Cuando vives lo suficiente y escribes lo suficiente, y pasan los años, hay un rincón del lugar de trabajo o de la biblioteca, un cajón, carpeta o archivador donde con el tiempo se van acumulando páginas escritas y nunca publicadas: novelas que empezaste y por diversas razones se quedaron a medio camino. Relatos que acabaron truncándose, historias inacabadas que a veces no pasaron de unas pocas páginas. Todos los novelistas veteranos, o muchos de ellos, tenemos ese cajón real o simbólico. Dentro del mío hay cuatro o cinco historias empezadas y nunca escritas del todo: amagos de novelas que cedieron paso a otras, integrándose a veces en ellas, y otras extinguiéndose para siempre.
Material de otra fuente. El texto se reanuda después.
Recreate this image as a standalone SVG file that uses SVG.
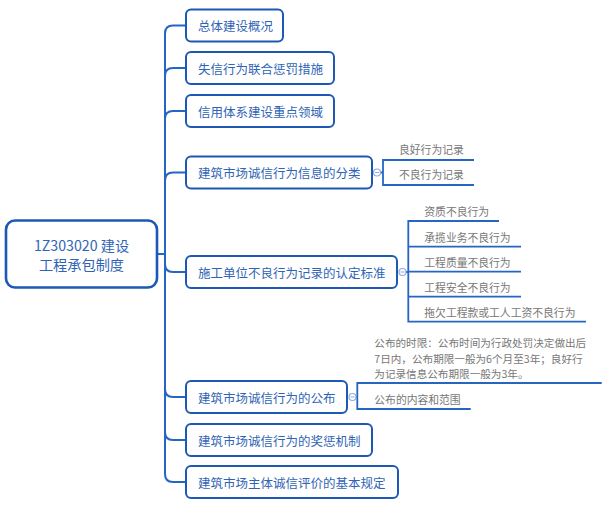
<svg xmlns="http://www.w3.org/2000/svg" width="607" height="508" viewBox="0 0 607 508">
<style>
text{font-family:"Noto Sans CJK SC","Noto Sans",sans-serif;dominant-baseline:central}
.root{fill:#fff;stroke:#1d59b4;stroke-width:2.6}
.box{fill:#fff;stroke:#1d59b4;stroke-width:2}
.nt{font-size:12.5px;fill:#2f64b5}
.rt{font-size:14.2px;fill:#2f64b5}
.st{font-size:10.8px;fill:#777}
.ml{font-size:10.6px;fill:#777}
.ln{fill:none;stroke:#2466c2;stroke-width:2}
.ul{fill:none;stroke:#2466c2;stroke-width:1.8}
.tg{fill:#fff;stroke:#8eaee0;stroke-width:1.2}
.tm{stroke:#8eaee0;stroke-width:1}
</style>
<g id="connectors">
<path class="ln" d="M157,254 H165"/>
<path class="ln" d="M165,254 V33.5 Q165,25.5 173,25.5 H186"/>
<path class="ln" d="M165,254 V76 Q165,68 173,68 H186"/>
<path class="ln" d="M165,254 V119 Q165,111 173,111 H186"/>
<path class="ln" d="M165,254 V180.5 Q165,172.5 173,172.5 H186"/>
<path class="ln" d="M165,254 V264 Q165,272 173,272 H186"/>
<path class="ln" d="M165,254 V389 Q165,397 173,397 H186"/>
<path class="ln" d="M165,254 V432 Q165,440 173,440 H186"/>
<path class="ln" d="M165,254 V474 Q165,482 173,482 H186"/>
<path class="ul" d="M380.5,172.5 H383 M474,160 H383 V185 H474"/>
<path class="ul" d="M406,272 H408.3 M499,221 H408.3 V321.7 H586 M408.3,246.7 H521 M408.3,271.7 H521 M408.3,296.7 H521"/>
<path class="ul" d="M356,397 H357.3 M601.7,383 H357.3 V409 H470.7"/>
</g>
<g id="root">
<rect class="root" x="6" y="220.5" width="151" height="67" rx="9"/>
<text class="rt" x="81.5" y="245" text-anchor="middle">1Z303020 建设</text>
<text class="rt" x="81.5" y="263.5" text-anchor="middle">工程承包制度</text>
</g>
<g id="n1"><rect class="box" x="186" y="9.5" width="97" height="32" rx="5"/><text class="nt" x="198" y="25.5">总体建设概况</text></g>
<g id="n2"><rect class="box" x="186" y="52" width="148" height="32" rx="5"/><text class="nt" x="198" y="68">失信行为联合惩罚措施</text></g>
<g id="n3"><rect class="box" x="186" y="95" width="148" height="32" rx="5"/><text class="nt" x="198" y="111">信用体系建设重点领域</text></g>
<g id="n4"><rect class="box" x="186" y="156.5" width="186" height="32" rx="5"/><text class="nt" x="198" y="172.5">建筑市场诚信行为信息的分类</text>
<circle class="tg" cx="377" cy="172.5" r="3.5"/><path class="tm" d="M375,172.5 H379"/></g>
<g id="n4a"><text class="st" x="399" y="149">良好行为记录</text></g>
<g id="n4b"><text class="st" x="399" y="174">不良行为记录</text></g>
<g id="n5"><rect class="box" x="186" y="256" width="211" height="32" rx="5"/><text class="nt" x="198" y="272">施工单位不良行为记录的认定标准</text>
<circle class="tg" cx="402.5" cy="272" r="3.5"/><path class="tm" d="M400.5,272 H404.5"/></g>
<g id="n5a"><text class="st" x="424.3" y="211">资质不良行为</text></g>
<g id="n5b"><text class="st" x="424.3" y="236.5">承揽业务不良行为</text></g>
<g id="n5c"><text class="st" x="424.3" y="261.5">工程质量不良行为</text></g>
<g id="n5d"><text class="st" x="424.3" y="286.5">工程安全不良行为</text></g>
<g id="n5e"><text class="st" x="424.3" y="311.5">拖欠工程款或工人工资不良行为</text></g>
<g id="n6"><rect class="box" x="186" y="381" width="161" height="32" rx="5"/><text class="nt" x="198" y="397">建筑市场诚信行为的公布</text>
<circle class="tg" cx="352.5" cy="397" r="3.5"/><path class="tm" d="M350.5,397 H354.5"/></g>
<g id="n6a"><text class="ml"><tspan x="374.3" y="342.2">公布的时限：公布时间为行政处罚决定做出后</tspan><tspan x="374.3" y="357.7">7日内，公布期限一般为6个月至3年；良好行</tspan><tspan x="374.3" y="373.2">为记录信息公布期限一般为3年。</tspan></text></g>
<g id="n6b"><text class="st" x="374.3" y="399">公布的内容和范围</text></g>
<g id="n7"><rect class="box" x="186" y="424" width="186" height="32" rx="5"/><text class="nt" x="198" y="440">建筑市场诚信行为的奖惩机制</text></g>
<g id="n8"><rect class="box" x="186" y="466" width="212" height="32" rx="5"/><text class="nt" x="198" y="482">建筑市场主体诚信评价的基本规定</text></g>
</svg>
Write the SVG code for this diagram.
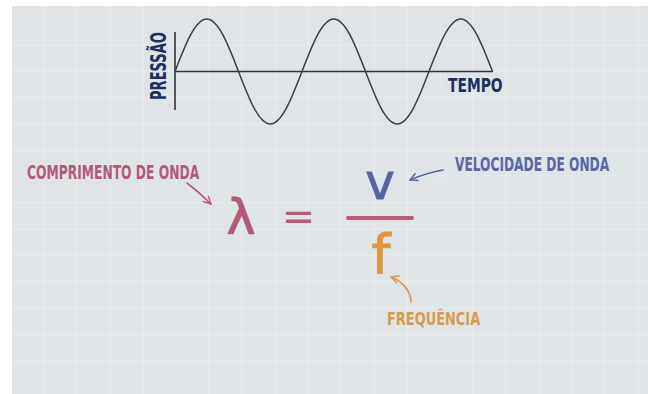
<svg xmlns="http://www.w3.org/2000/svg" width="648" height="394" viewBox="0 0 648 394">
  <defs>
    <style>
      .lbl { font-family: "DejaVu Sans Condensed", "Liberation Sans", sans-serif; font-weight: bold; }
      .math { font-family: "DejaVu Sans", "Liberation Sans", sans-serif; }
      .grid line { stroke: #ffffff; stroke-opacity: 0.28; stroke-width: 1; }
      .wave { fill: none; stroke: #3a3e46; stroke-width: 1.5; }
      .axis { stroke: #2b3340; stroke-width: 1.6; }
      .arrow { fill: none; stroke-width: 1.6; stroke-linecap: round; }
    </style>
    <marker id="hPink" viewBox="0 0 10 10" refX="9" refY="5" markerWidth="9" markerHeight="9" markerUnits="userSpaceOnUse" orient="auto">
      <path d="M1,1 L9,5 L1,9" fill="none" stroke="#b85a7a" stroke-width="1.6" stroke-linecap="round" stroke-linejoin="round"/>
    </marker>
    <marker id="hBlue" viewBox="0 0 10 10" refX="9" refY="5" markerWidth="9" markerHeight="9" markerUnits="userSpaceOnUse" orient="auto">
      <path d="M1,1 L9,5 L1,9" fill="none" stroke="#5665a6" stroke-width="1.6" stroke-linecap="round" stroke-linejoin="round"/>
    </marker>
    <marker id="hOrange" viewBox="0 0 10 10" refX="9" refY="5" markerWidth="9" markerHeight="9" markerUnits="userSpaceOnUse" orient="auto">
      <path d="M1,1 L9,5 L1,9" fill="none" stroke="#d99a48" stroke-width="1.6" stroke-linecap="round" stroke-linejoin="round"/>
    </marker>
  </defs>

  <rect x="0" y="0" width="648" height="394" fill="#ffffff"/>
  <rect x="12" y="6" width="636" height="388" fill="#dfe5e6"/>

  <g class="grid">
    <line x1="44" y1="6" x2="44" y2="394"/>
    <line x1="77" y1="6" x2="77" y2="394"/>
    <line x1="110" y1="6" x2="110" y2="394"/>
    <line x1="143" y1="6" x2="143" y2="394"/>
    <line x1="176" y1="6" x2="176" y2="394"/>
    <line x1="209" y1="6" x2="209" y2="394"/>
    <line x1="242" y1="6" x2="242" y2="394"/>
    <line x1="275" y1="6" x2="275" y2="394"/>
    <line x1="308" y1="6" x2="308" y2="394"/>
    <line x1="341" y1="6" x2="341" y2="394"/>
    <line x1="374" y1="6" x2="374" y2="394"/>
    <line x1="407" y1="6" x2="407" y2="394"/>
    <line x1="440" y1="6" x2="440" y2="394"/>
    <line x1="473" y1="6" x2="473" y2="394"/>
    <line x1="506" y1="6" x2="506" y2="394"/>
    <line x1="539" y1="6" x2="539" y2="394"/>
    <line x1="572" y1="6" x2="572" y2="394"/>
    <line x1="605" y1="6" x2="605" y2="394"/>
    <line x1="638" y1="6" x2="638" y2="394"/>
    <line x1="12" y1="45" x2="648" y2="45"/>
    <line x1="12" y1="71" x2="648" y2="71"/>
    <line x1="12" y1="97" x2="648" y2="97"/>
    <line x1="12" y1="124" x2="648" y2="124"/>
    <line x1="12" y1="150" x2="648" y2="150"/>
    <line x1="12" y1="176" x2="648" y2="176"/>
    <line x1="12" y1="203" x2="648" y2="203"/>
    <line x1="12" y1="229" x2="648" y2="229"/>
    <line x1="12" y1="255" x2="648" y2="255"/>
    <line x1="12" y1="282" x2="648" y2="282"/>
    <line x1="12" y1="308" x2="648" y2="308"/>
    <line x1="12" y1="334" x2="648" y2="334"/>
    <line x1="12" y1="361" x2="648" y2="361"/>
  </g>

  <g id="graph">
    <line class="axis" x1="175" y1="32" x2="175" y2="110" stroke-width="2"/>
    <line class="axis" x1="175" y1="71.5" x2="493" y2="71.5"/>
    <path class="wave" d="M175,71.5
      c10.35,-26.9 20.26,-52.5 31.75,-52.5 c11.49,0 21.4,25.6 31.75,52.5
      c10.35,26.9 20.26,52.5 31.75,52.5 c11.49,0 21.4,-25.6 31.75,-52.5
      c10.35,-26.9 20.26,-52.5 31.75,-52.5 c11.49,0 21.4,25.6 31.75,52.5
      c10.35,26.9 20.26,52.5 31.75,52.5 c11.49,0 21.4,-25.6 31.75,-52.5
      c10.35,-26.9 20.26,-52.5 31.75,-52.5 c11.49,0 21.4,25.6 31.75,52.5"/>
    <text class="lbl" transform="translate(166,66) rotate(-90) scale(0.66,1)" x="0" y="0" text-anchor="middle" font-size="22" fill="#1d2f5e">PRESSÃO</text>
    <text class="lbl" transform="translate(448,92) scale(0.81,1)" x="0" y="0" font-size="19" fill="#1d2f5e">TEMPO</text>
  </g>

  <g id="lambda">
    <text class="lbl" transform="translate(27,179) scale(0.72,1)" x="0" y="0" font-size="19" fill="#b5597a">COMPRIMENTO DE ONDA</text>
    <text class="math" x="241" y="234" text-anchor="middle" font-size="48" fill="#b4587a" stroke="#b4587a" stroke-width="1.2">λ</text>
  </g>

  <g id="equals">
    <text class="math" x="298.5" y="230" text-anchor="middle" font-size="40" fill="#b85a7a">=</text>
  </g>

  <g id="fraction">
    <text class="math" x="380" y="199" text-anchor="middle" font-size="50" fill="#5564a6" stroke="#5564a6" stroke-width="0.8">v</text>
    <line x1="348" y1="218" x2="412" y2="218" stroke="#b85a7a" stroke-width="4" stroke-linecap="round"/>
    <text class="math" x="381" y="273" text-anchor="middle" font-size="54" fill="#e0963a" stroke="#e0963a" stroke-width="0.8">f</text>
  </g>

  <g id="velocidade">
    <text class="lbl" transform="translate(455,171) scale(0.715,1)" x="0" y="0" font-size="19" fill="#5867a8">VELOCIDADE DE ONDA</text>
  </g>

  <g id="frequencia">
    <text class="lbl" transform="translate(387,325) scale(0.8,1)" x="0" y="0" font-size="18" fill="#d99b4b">FREQUÊNCIA</text>
  </g>

  <g id="connectors">
    <path class="arrow" d="M187,183 Q199,192 211,204" stroke="#b85a7a" marker-end="url(#hPink)"/>
    <path class="arrow" d="M443,170 Q426,173 410,180" stroke="#5665a6" marker-end="url(#hBlue)"/>
    <path class="arrow" d="M411,302 C411,291 402,281 391,277" stroke="#d99a48" marker-end="url(#hOrange)"/>
  </g>
</svg>
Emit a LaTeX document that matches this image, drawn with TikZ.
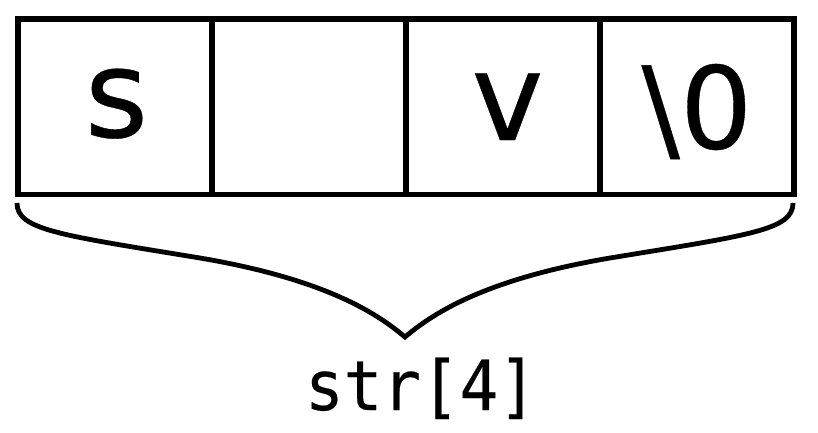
\documentclass[tikz,border=0pt]{standalone}
\usepackage{fontspec}
\setmainfont{DejaVu Sans}
\newfontfamily\cellfnt[FakeBold=0.3]{DejaVu Sans}
\newfontfamily\monofnt[FakeStretch=0.93,FakeBold=0.3]{DejaVu Sans Mono}
\begin{document}
\begin{tikzpicture}[x=1pt,y=-1pt,
  cellbox/.style={draw=black,line width=5.5pt,minimum width=194pt,minimum height=175.5pt,inner sep=0pt,outer sep=0pt,anchor=north west},
  glyph/.style={inner sep=0pt,anchor=base},
  bracestroke/.style={draw=black,line width=4.8pt,line join=miter}]
\useasboundingbox (0,0) rectangle (818,432);
\node[cellbox] (c1) at (18,19) {};
\node[cellbox] (c2) at (212,19) {};
\node[cellbox] (c3) at (406,19) {};
\node[cellbox] (c4) at (600,19) {};
\node[glyph,font=\cellfnt\fontsize{122}{130}\selectfont] (t1) at (116.5,137) {s};
\node[glyph,font=\cellfnt\fontsize{122}{130}\selectfont] (t3) at (507.5,140) {v};
\node[glyph,font=\cellfnt\fontsize{114}{120}\selectfont] (t4) at (697,148.5) {\textbackslash 0};
\coordinate (bl) at (17,203);
\coordinate (br) at (793,203);
\coordinate (tip) at (405,337);
\draw[bracestroke] (bl) .. controls (17,230) and (60,235) .. (200,258)
  .. controls (330,280) and (380,316) .. (tip)
  .. controls (430,316) and (480,280) .. (610,258)
  .. controls (750,235) and (793,230) .. (br);
\node[font=\monofnt\fontsize{69}{75}\selectfont,anchor=base,inner sep=0pt] (lbl) at (421,410) {str[4]};
\end{tikzpicture}
\end{document}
Hace pocos días anduve revolviendo ese cajón. Buscaba una idea que recordaba apuntada, insinuada hace años en uno de esos textos que nunca llegué a rematar ni publicar. Fue un ejercicio singular y más bien triste. Un sentimiento gris de pena y pérdida, como el que podría experimentarse al repasar los recuerdos de amores breves, incompletos y casi olvidados. Tristeza ante lo que pudo ser y no fue. Casi todos aquellos folios condenados al silencio, algunos amarillentos y fechados hace treinta años, estaban escritos a máquina, con correcciones manuscritas de una letra en la que a veces, incluso, me costaba reconocer la mía.
Con esas páginas delante reflexioné sobre las causas que interrumpieron su escritura. Intenté recordar las circunstancias, los motivos. A veces fue simple prudencia: aquello no era bueno, estaba lejos de proporcionar esa grata sensación que tiene el novelista lúcido cuando avanza por el que considera buen camino. Otra fue el instinto; el «esto no va a funcionar» que cualquier escritor consciente tiene sentado en un hombro como el loro de un pirata. Como un Pepito Grillo convertido en asesor literario. En ocasiones, en mi caso y por la vida que llevé, la causa fue una nueva guerra, un viaje, una circunstancia imprevista o dramática que interrumpió el trabajo y modificó el punto de vista, el orden de prioridades bajo el que esa novela había empezado a escribirse. Y alguna vez ocurrió, simplemente, que la historia murió entre mis manos por causas naturales. A menudo, porque otra historia más poderosa, más potente, se cruzó en el camino.
Resulta un ejercicio agridulce, curioso, ese mirar atrás con el cajón de novelista abierto. Enfrentarse a páginas escritas por el hombre que en otro tiempo fuiste, y hacerlo con la mirada que el tiempo ha ido cambiando en ti. Con tu experiencia literaria y de vida. Con la posibilidad, debido a todo eso, de leerte de un modo más penetrante o más objetivo. Como si lo que lees no fuera tuyo. A veces sólo son veinte o treinta folios; en algún caso, un centenar. Y mientras pasas las páginas, en ocasiones reconoces ideas, situaciones, personajes que usaste para otras historias. Que se aferraron a ti, pese a la novela frustrada, y permanecieron contigo hasta ver la luz en textos por completo diferentes. O no tan diferentes, cuando se trata de escritores fieles a un mundo original y propio. A un mismo territorio.
Ha sido interesante, también, rastrear lo recuperado en novelas posteriores: esas cosas recicladas o utilizadas después, al fin, de forma más eficaz que en su frustrada o incompleta versión original. Incluso los títulos; porque hay dos, La piel del tambor y El pintor de batallas, que en principio encabezaban novelas distintas a las que acabaron siendo. Y otra de ellas, abandonada durante dos décadas, consistente en sólo quince folios mecanografiados, acabó siendo, hace ahora cuatro o cinco años, El tango de la Guardia Vieja. Demostrando así que el cajón de un novelista nunca es ataúd, sino depósito temporal donde algunas cosas mueren y otras regresan con el tiempo. Por eso nunca hay que tirar nada, por malo que parezca, sino guardarlo en el lugar adecuado y dejarlo reposar. Fermentar. Pues nunca se sabe.
Aun así, es inevitable que el ejercicio acabe dejándote un poso de tristeza. Releyendo esas páginas recuerdas el impulso que te llevó a ellas, la documentación de los momentos iniciales, la ilusión de aquellos primeros y apasionados teclazos. La certeza, sin la cual no hay novelista que valga la pena, de que lo que empiezas va a ser lo mejor que hayas escrito nunca: la novela definitiva, perfecta. Y ahora, sabiendo que ninguna de ellas lo fue de verdad, acaricias las páginas que en su momento significaron lo más importante de tu vida, la concentración de tu talento, tu esfuerzo y tu trabajo, y las devuelves al cajón de los mundos olvidados con una intensa melancolía.